講演情報

[O15-3]直腸癌局所切除後の再発・再増大症例の検討

後藤 健太郎, 岡村 亮輔, 肥田 侯矢, 影山 悠, 愛須 佑樹, 木下 裕光, 前川 久継, 星野 伸晃, 小濵 和貴 (京都大学消化管外科)
PDFダウンロードPDFダウンロード
[背景]早期直腸癌局所切除後で外科的追加切除適応症例のうち,外科的切除を行わなかった症例のフォローアップ(FU)の間隔は定まっておらず,再発・局所再増大症例についての纏まった報告は少ない.追加切除因子を伴う直腸癌局所切除後の再発・局所再増大症例について当科で経験した症例を報告する.

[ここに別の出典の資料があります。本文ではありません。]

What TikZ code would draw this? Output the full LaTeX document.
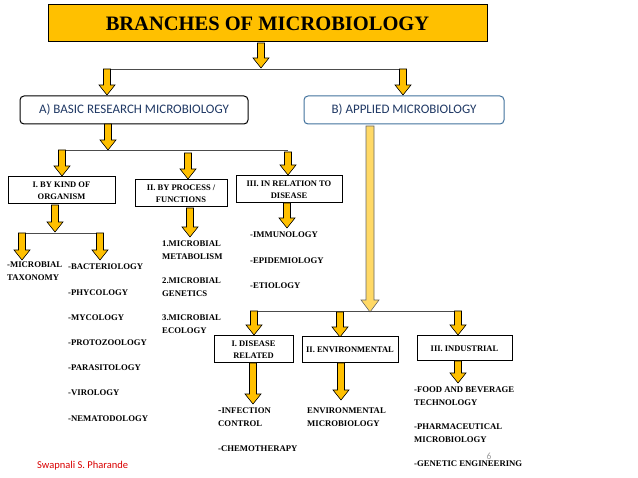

 [症例1]82歳男性,肝細胞癌加療中に指摘されたRb直腸癌に対し内視鏡的粘膜切除術(EMR)を施行された.壁深達度T1b,垂直断端・脈管侵襲陽性で,追加化学放射線療法(CRT)を希望された.CRT終了7ヶ月後に下部消化管内視鏡で局所再増大の診断となるも,他癌併存のためBest Supportive CareとなりCRT終了2年3か月後に永眠した.
 [症例2]45歳男性,Ra直腸癌に対しEMRを施行され,壁深達度T1bかつ脈管侵襲陽性であったが,経過観察を希望された.EMRの1年半後に局所再増大および多発肝転移を指摘され全身化学療法後にHartmann手術・肝転移切除を施行したが,術後1ヶ月で多発肝転移再発を来し,現在全身化学療法継続中.
 [症例3]45歳男性,肛門縁2.5cmのRb直腸癌に対し内視鏡的粘膜下層剥離術(ESD)を施行され,壁深達度T1b・脈管侵襲陽性で,追加CRTを希望.1年後,局所再増大と肝転移再発を指摘され,全身化学療法後にMiles手術・肝転移切除を行い,6ヶ月無再発経過中.
 [症例4]76歳男性,Rb直腸癌に対し経肛門的腫瘍切除を行い,壁深達度T1b・垂直/水平断端不明であった.術後4年半後に多発リンパ節転移・骨転移・肝転移・腹膜播種の所見であった.化学療法を行うも,4ヶ月後に永眠した.
 [症例5]74歳女性,Rb直腸癌に対しESDを行い,壁深達度T1b・垂直/水平断端陰性・脈管侵襲なしの所見であった.術後3年7ヶ月後に血便で精査を行われ,大動脈周囲・側方リンパ節転移を伴う局所再増大の診断となり,全身化学療法継続中.
 [考察]当院で経験した追加切除因子を伴う直腸癌局所切除後の再発・再増大症例5例は全例遠隔転移を伴っていた.経過観察やCRTの選択肢を提案する際は,再発・再増大した際の遠隔転移・人工肛門のリスクを説明する必要がある.また急速な進行を来たす可能性があり,綿密なFUの必要性を含め方針について更なる検討が必要と思われる.